BEGIN Data extract

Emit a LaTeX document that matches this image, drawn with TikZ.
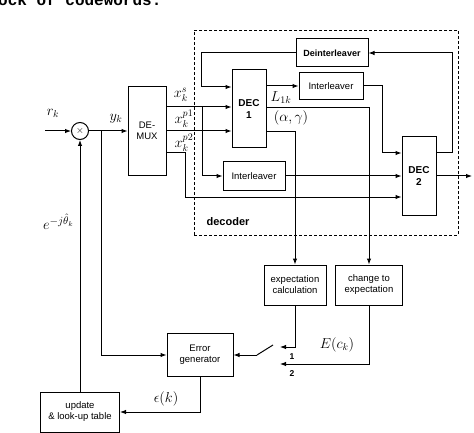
\documentclass[tikz,border=0pt]{standalone}
\usepackage{amsmath}
\usepackage{fontspec}
\setsansfont{Liberation Sans}
\setmonofont{Liberation Mono}
\usetikzlibrary{arrows.meta}
\begin{document}
\begin{tikzpicture}[x=1pt, y=-1pt, >={Latex[length=6pt,width=4.5pt]},
	blk/.style={rectangle, draw=black, line width=1pt, inner sep=1pt, align=center, font=\sffamily\fontsize{9.5}{11}\selectfont},
	decblk/.style={blk, minimum width=34, minimum height=78, font=\sffamily\bfseries\fontsize{10}{12}\selectfont},
	lbl/.style={inner sep=0pt, font=\fontsize{14}{16}\selectfont},
	wire/.style={->, line width=1pt},
	]
	\useasboundingbox (0,0) rectangle (474,433);
		%Nodes
    \node[anchor=base west, inner sep=0pt, font=\ttfamily\bfseries\fontsize{16}{18}\selectfont] (head) at (-2,6) {ock of codewords.};
    \node[draw, densely dashed, line width=0.9pt, minimum width=264, minimum height=205, inner sep=0pt] (decbox) at (326,132.5) {};
    \node[circle, draw, line width=1pt, minimum size=17, inner sep=0pt] (mult) at (80,131) {$\times$};
    \node[blk, minimum width=38, minimum height=89] (demux) at (147,131) {DE-\\MUX};
    \node[decblk] (dec1) at (249,109) {DEC\\1};
    \node[blk, minimum width=72, minimum height=28, font=\sffamily\bfseries\fontsize{9}{10}\selectfont] (deint) at (332,53) {Deinterleaver};
    \node[blk, minimum width=64, minimum height=27] (intl1) at (331,86) {Interleaver};
    \node[blk, minimum width=62, minimum height=28] (intl2) at (254,176) {Interleaver};
    \node[decblk] (dec2) at (419,176) {DEC\\2};
    \node[blk, minimum width=62, minimum height=40] (expcalc) at (295,285) {expectation\\calculation};
    \node[blk, minimum width=67, minimum height=40] (chexp) at (369,285) {change to\\expectation};
    \node[blk, minimum width=66, minimum height=43] (errgen) at (200,355) {Error\\generator};
    \node[blk, minimum width=79, minimum height=40] (update) at (80,412) {update\\\& look-up table};
    \node[font=\sffamily\bfseries\fontsize{11}{13}\selectfont] (declbl) at (228,222) {decoder};

		%Coordinates
    \coordinate (in) at (45,131);
    \coordinate (out) at (474,176);
    \coordinate (xs) at ([yshift=24pt]demux.east);
    \coordinate (xp2) at ([yshift=-22pt]demux.east);
    \coordinate (br) at (101,131);
    \coordinate (sw1) at (280,347);
    \coordinate (sw2) at (280,364);
    \coordinate (swp) at (257,355);
    \coordinate (swt) at (273,345);

		%Labels
    \node[lbl] (rk) at (53,113) {$r_k$};
    \node[lbl] (yk) at (116,119) {$y_k$};
    \node[lbl] (xsl) at (181,95) {$x_k^s$};
    \node[lbl] (xp1l) at (184,119) {$x_k^{p1}$};
    \node[lbl] (xp2l) at (184,143) {$x_k^{p2}$};
    \node[lbl] (Ll) at (281,98) {$L_{1k}$};
    \node[lbl] (agl) at (291,118) {$(\alpha,\gamma)$};
    \node[lbl, anchor=east, font=\fontsize{15}{17}\selectfont] (thl) at (74,222) {$e^{-j\hat{\theta}_k}$};
    \node[lbl] (Ecl) at (337,345) {$E(c_k)$};
    \node[lbl] (ekl) at (166,399) {$\epsilon(k)$};
    \node[font=\sffamily\bfseries\fontsize{8.5}{10}\selectfont] (one) at (292,357) {1};
    \node[font=\sffamily\bfseries\fontsize{8.5}{10}\selectfont] (two) at (292,374) {2};

		%Lines
		\draw[wire] (in) to (mult.west);
		\draw[wire] (mult.east) to (demux.west);
		\draw[wire] (br) |- (errgen.west);
		\draw[wire] (xs) to (xs -| dec1.west);
		\draw[wire] (demux.east) to (demux.east -| dec1.west);
		\draw[wire] (xp2) -- ++(19,0) |- ([yshift=-21pt]dec2.west);
		\draw[wire] ([xshift=36pt]xs) |- (intl2.west);
		\draw[wire] (intl2.east) to (intl2.east -| dec2.west);
		\draw[wire] (deint.west) -- ++(-94,0) |- ([yshift=22pt]dec1.west);
		\draw[wire] (intl1.west -| dec1.east) to (intl1.west);
		\draw[wire] (intl1.east) -- ++(19,0) |- ([yshift=23pt]dec2.west);
		\draw[wire] ([yshift=23pt]dec2.east) -- ++(16,0) |- (deint.east);
		\draw[wire] (dec2.east) to ([xshift=-2pt]out);
		\draw[wire] ([yshift=1pt]dec1.east) -| (chexp.north);
		\draw[wire] ([yshift=-23pt]dec1.east) -| (expcalc.north);
		\draw[wire] (expcalc.south) |- (sw1);
		\draw[wire] (chexp.south) |- (sw2);
		\draw[wire] (swp) to (errgen.east);
		\draw[line width=1pt] (swp) to (swt);
		\draw[wire] (errgen.south) |- (update.east);
		\draw[wire] (update.north) to (mult.south);
	\end{tikzpicture}
\end{document}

END Data extract

• Directions: Reproduce the material above in full and without alteration, but skip all pictures.

• Reply:
Emit a LaTeX document that matches this image, drawn with TikZ.
\documentclass[tikz,border=0pt]{standalone}
\usepackage{amsmath}
\usepackage{fontspec}
\setsansfont{Liberation Sans}
\setmonofont{Liberation Mono}
\usetikzlibrary{arrows.meta}
\begin{document}
\begin{tikzpicture}[x=1pt, y=-1pt, >={Latex[length=6pt,width=4.5pt]},
	blk/.style={rectangle, draw=black, line width=1pt, inner sep=1pt, align=center, font=\sffamily\fontsize{9.5}{11}\selectfont},
	decblk/.style={blk, minimum width=34, minimum height=78, font=\sffamily\bfseries\fontsize{10}{12}\selectfont},
	lbl/.style={inner sep=0pt, font=\fontsize{14}{16}\selectfont},
	wire/.style={->, line width=1pt},
	]
	\useasboundingbox (0,0) rectangle (474,433);
		%Nodes
    \node[anchor=base west, inner sep=0pt, font=\ttfamily\bfseries\fontsize{16}{18}\selectfont] (head) at (-2,6) {ock of codewords.};
    \node[draw, densely dashed, line width=0.9pt, minimum width=264, minimum height=205, inner sep=0pt] (decbox) at (326,132.5) {};
    \node[circle, draw, line width=1pt, minimum size=17, inner sep=0pt] (mult) at (80,131) {$\times$};
    \node[blk, minimum width=38, minimum height=89] (demux) at (147,131) {DE-\\MUX};
    \node[decblk] (dec1) at (249,109) {DEC\\1};
    \node[blk, minimum width=72, minimum height=28, font=\sffamily\bfseries\fontsize{9}{10}\selectfont] (deint) at (332,53) {Deinterleaver};
    \node[blk, minimum width=64, minimum height=27] (intl1) at (331,86) {Interleaver};
    \node[blk, minimum width=62, minimum height=28] (intl2) at (254,176) {Interleaver};
    \node[decblk] (dec2) at (419,176) {DEC\\2};
    \node[blk, minimum width=62, minimum height=40] (expcalc) at (295,285) {expectation\\calculation};
    \node[blk, minimum width=67, minimum height=40] (chexp) at (369,285) {change to\\expectation};
    \node[blk, minimum width=66, minimum height=43] (errgen) at (200,355) {Error\\generator};
    \node[blk, minimum width=79, minimum height=40] (update) at (80,412) {update\\\& look-up table};
    \node[font=\sffamily\bfseries\fontsize{11}{13}\selectfont] (declbl) at (228,222) {decoder};

		%Coordinates
    \coordinate (in) at (45,131);
    \coordinate (out) at (474,176);
    \coordinate (xs) at ([yshift=24pt]demux.east);
    \coordinate (xp2) at ([yshift=-22pt]demux.east);
    \coordinate (br) at (101,131);
    \coordinate (sw1) at (280,347);
    \coordinate (sw2) at (280,364);
    \coordinate (swp) at (257,355);
    \coordinate (swt) at (273,345);

		%Labels
    \node[lbl] (rk) at (53,113) {$r_k$};
    \node[lbl] (yk) at (116,119) {$y_k$};
    \node[lbl] (xsl) at (181,95) {$x_k^s$};
    \node[lbl] (xp1l) at (184,119) {$x_k^{p1}$};
    \node[lbl] (xp2l) at (184,143) {$x_k^{p2}$};
    \node[lbl] (Ll) at (281,98) {$L_{1k}$};
    \node[lbl] (agl) at (291,118) {$(\alpha,\gamma)$};
    \node[lbl, anchor=east, font=\fontsize{15}{17}\selectfont] (thl) at (74,222) {$e^{-j\hat{\theta}_k}$};
    \node[lbl] (Ecl) at (337,345) {$E(c_k)$};
    \node[lbl] (ekl) at (166,399) {$\epsilon(k)$};
    \node[font=\sffamily\bfseries\fontsize{8.5}{10}\selectfont] (one) at (292,357) {1};
    \node[font=\sffamily\bfseries\fontsize{8.5}{10}\selectfont] (two) at (292,374) {2};

		%Lines
		\draw[wire] (in) to (mult.west);
		\draw[wire] (mult.east) to (demux.west);
		\draw[wire] (br) |- (errgen.west);
		\draw[wire] (xs) to (xs -| dec1.west);
		\draw[wire] (demux.east) to (demux.east -| dec1.west);
		\draw[wire] (xp2) -- ++(19,0) |- ([yshift=-21pt]dec2.west);
		\draw[wire] ([xshift=36pt]xs) |- (intl2.west);
		\draw[wire] (intl2.east) to (intl2.east -| dec2.west);
		\draw[wire] (deint.west) -- ++(-94,0) |- ([yshift=22pt]dec1.west);
		\draw[wire] (intl1.west -| dec1.east) to (intl1.west);
		\draw[wire] (intl1.east) -- ++(19,0) |- ([yshift=23pt]dec2.west);
		\draw[wire] ([yshift=23pt]dec2.east) -- ++(16,0) |- (deint.east);
		\draw[wire] (dec2.east) to ([xshift=-2pt]out);
		\draw[wire] ([yshift=1pt]dec1.east) -| (chexp.north);
		\draw[wire] ([yshift=-23pt]dec1.east) -| (expcalc.north);
		\draw[wire] (expcalc.south) |- (sw1);
		\draw[wire] (chexp.south) |- (sw2);
		\draw[wire] (swp) to (errgen.east);
		\draw[line width=1pt] (swp) to (swt);
		\draw[wire] (errgen.south) |- (update.east);
		\draw[wire] (update.north) to (mult.south);
	\end{tikzpicture}
\end{document}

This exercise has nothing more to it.